2. **Maximum Current (as t approaches infinity):**
As time `t` becomes very large, the term $$\frac{-t}{0.4}$$ becomes a large negative number, causing $$e^{\frac{-t}{0.4}}$$ to approach 0.
So, as `t` approaches infinity, the equation becomes:
$$i \approx 8.0(1 - 0)$$
$$i \approx 8.0$$ Amperes.
This indicates that the current will asymptotically approach a maximum value of 8.0 Amperes; it will get closer and closer to 8.0 A but never actually exceed it.
3. **Shape of the Curve:**
The graph starts at 0 A when `t = 0`. It rises rapidly at first, as the exponential term $$e^{\frac{-t}{0.4}}$$ decreases quickly. As time progresses, the rate of increase of current slows down, and the curve flattens out, approaching the maximum current of 8.0 A. This type of curve is known as an exponential rise.
**Description of the Sketch:**
* Draw a horizontal axis labeled "Time (t) in seconds" starting from 0.

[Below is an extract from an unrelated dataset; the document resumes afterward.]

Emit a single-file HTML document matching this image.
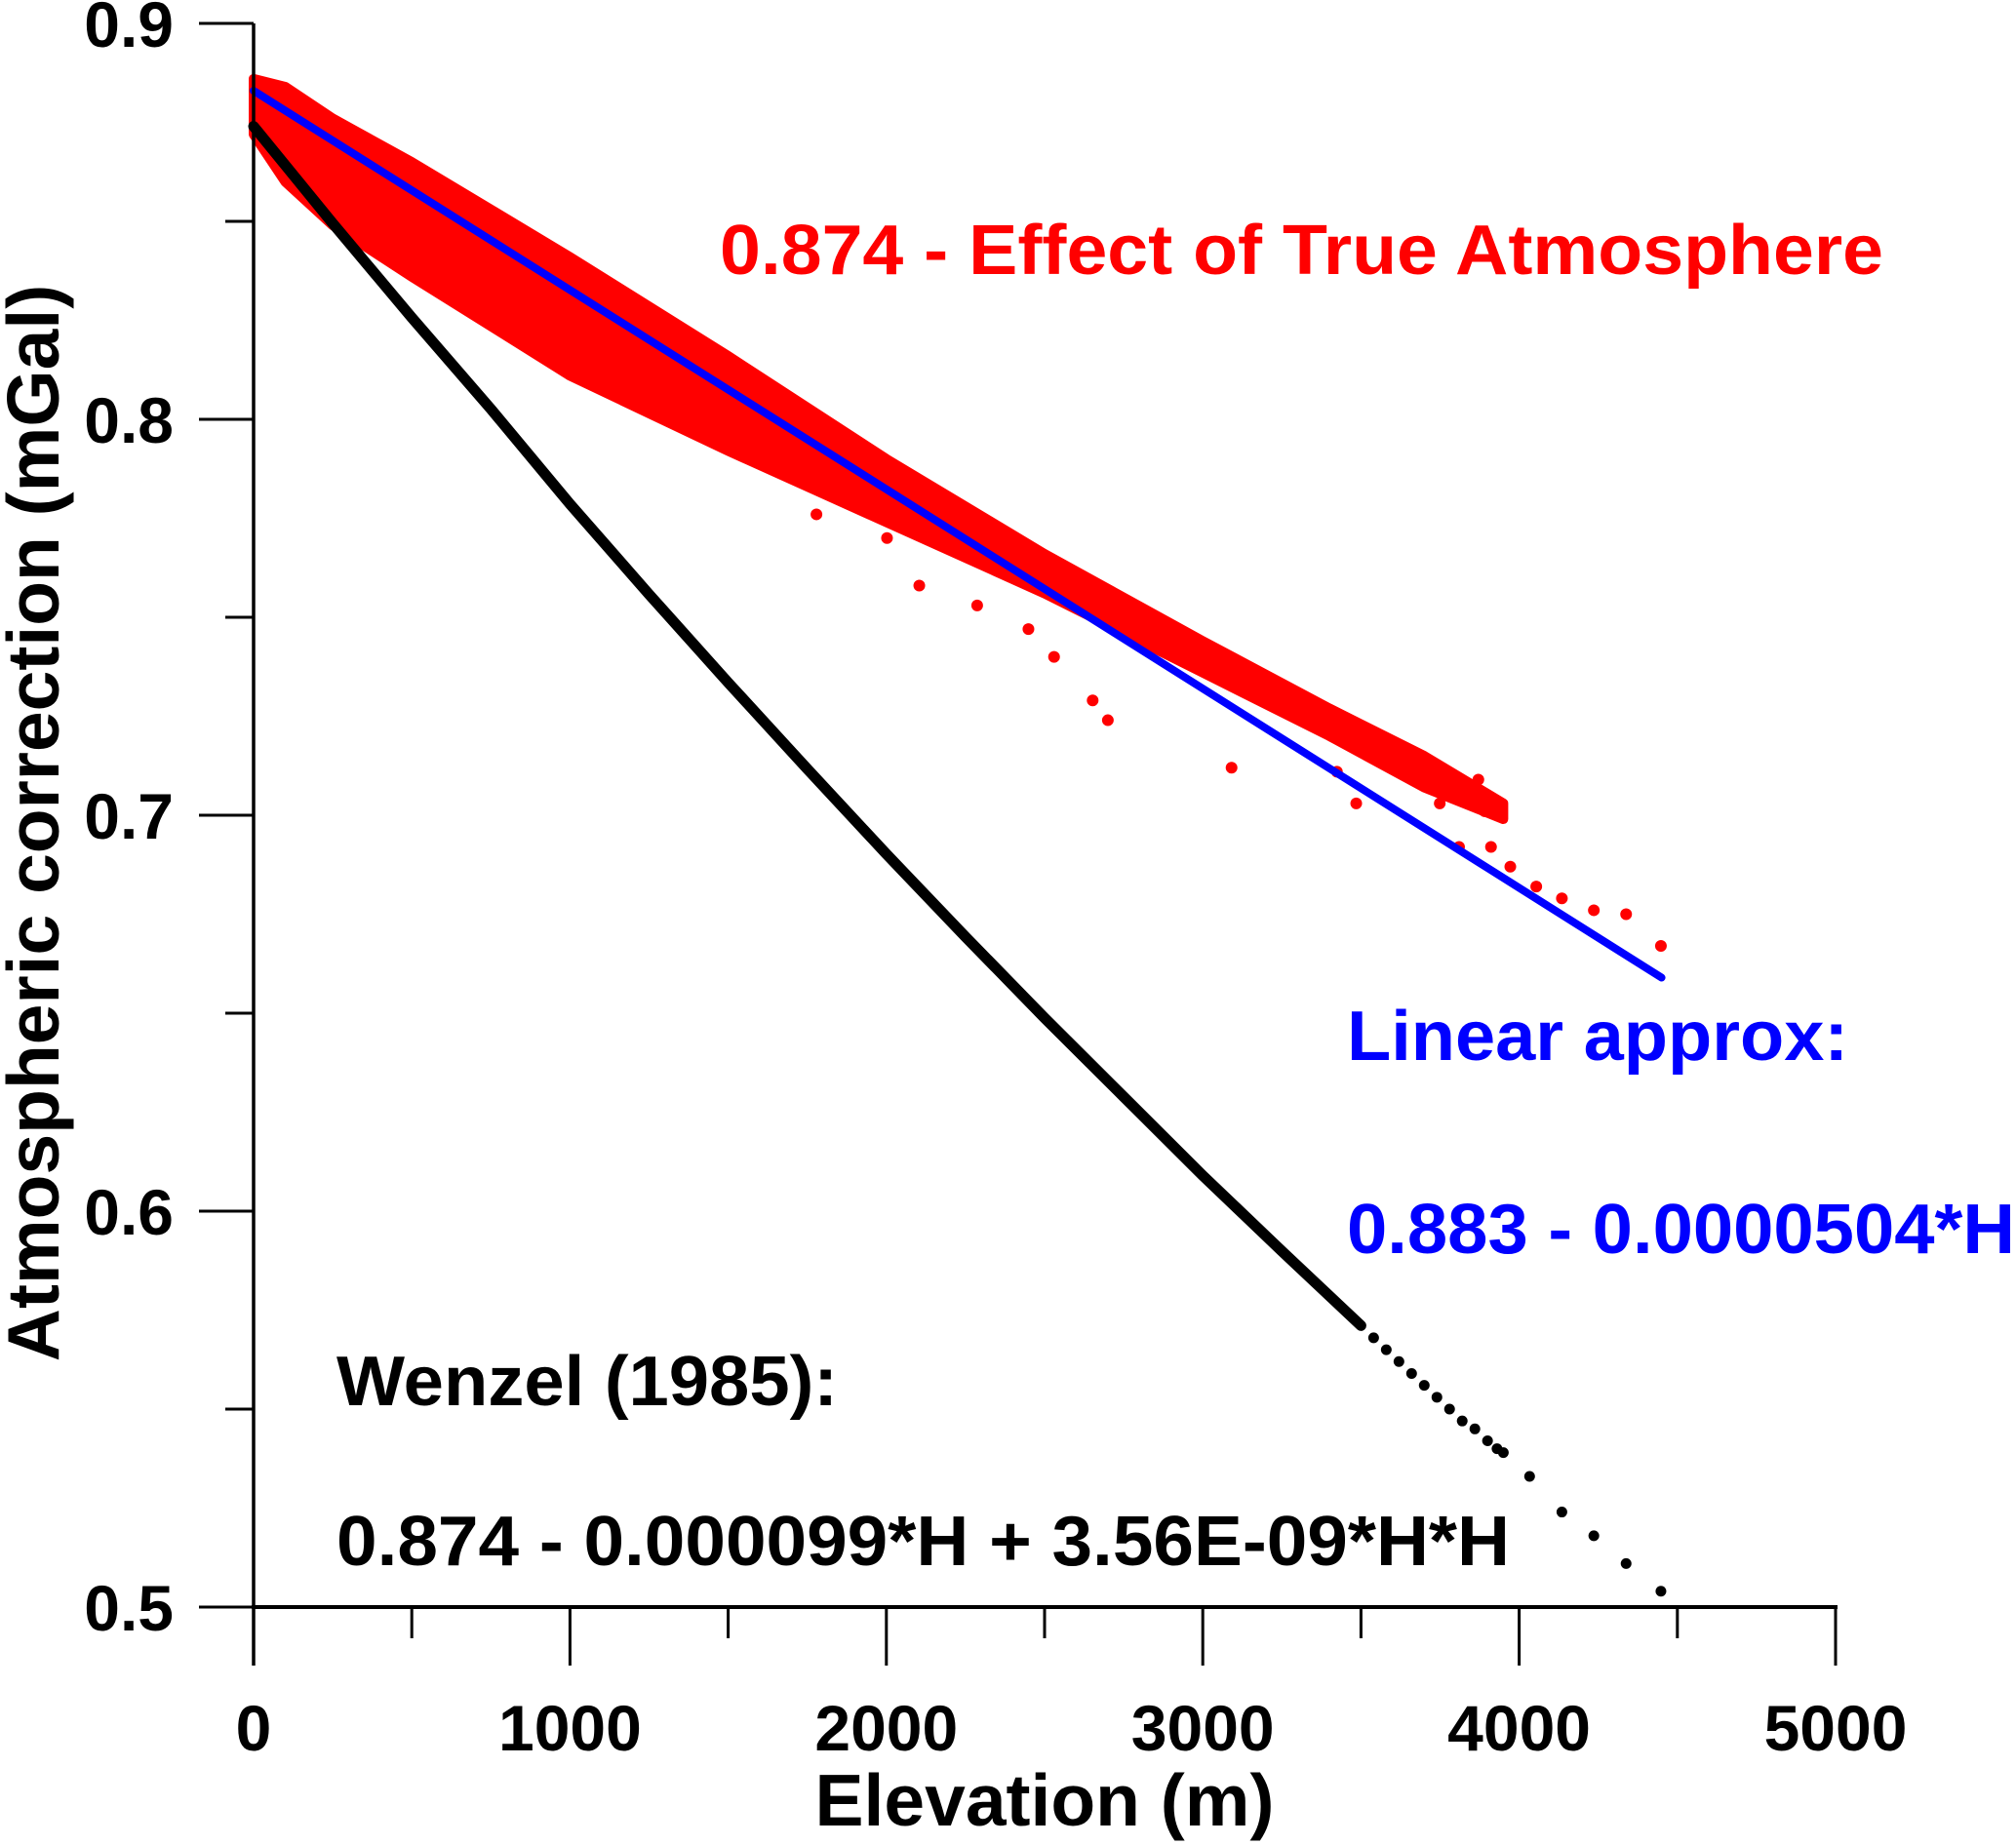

* Draw a vertical axis labeled "Current (i) in Amperes" starting from 0.
* Mark the asymptotic value of 8.0 A on the vertical axis.
* Plot the starting point at (0,0).
* Draw a smooth curve that begins at (0,0), increases rapidly at first, and then gradually curves to become almost horizontal as it approaches the line `i = 8.0 A`. The curve should always stay below the 8.0 A line.
* You could mark the point approximately (0.555, 6.0) on the graph, representing the point calculated in part (b).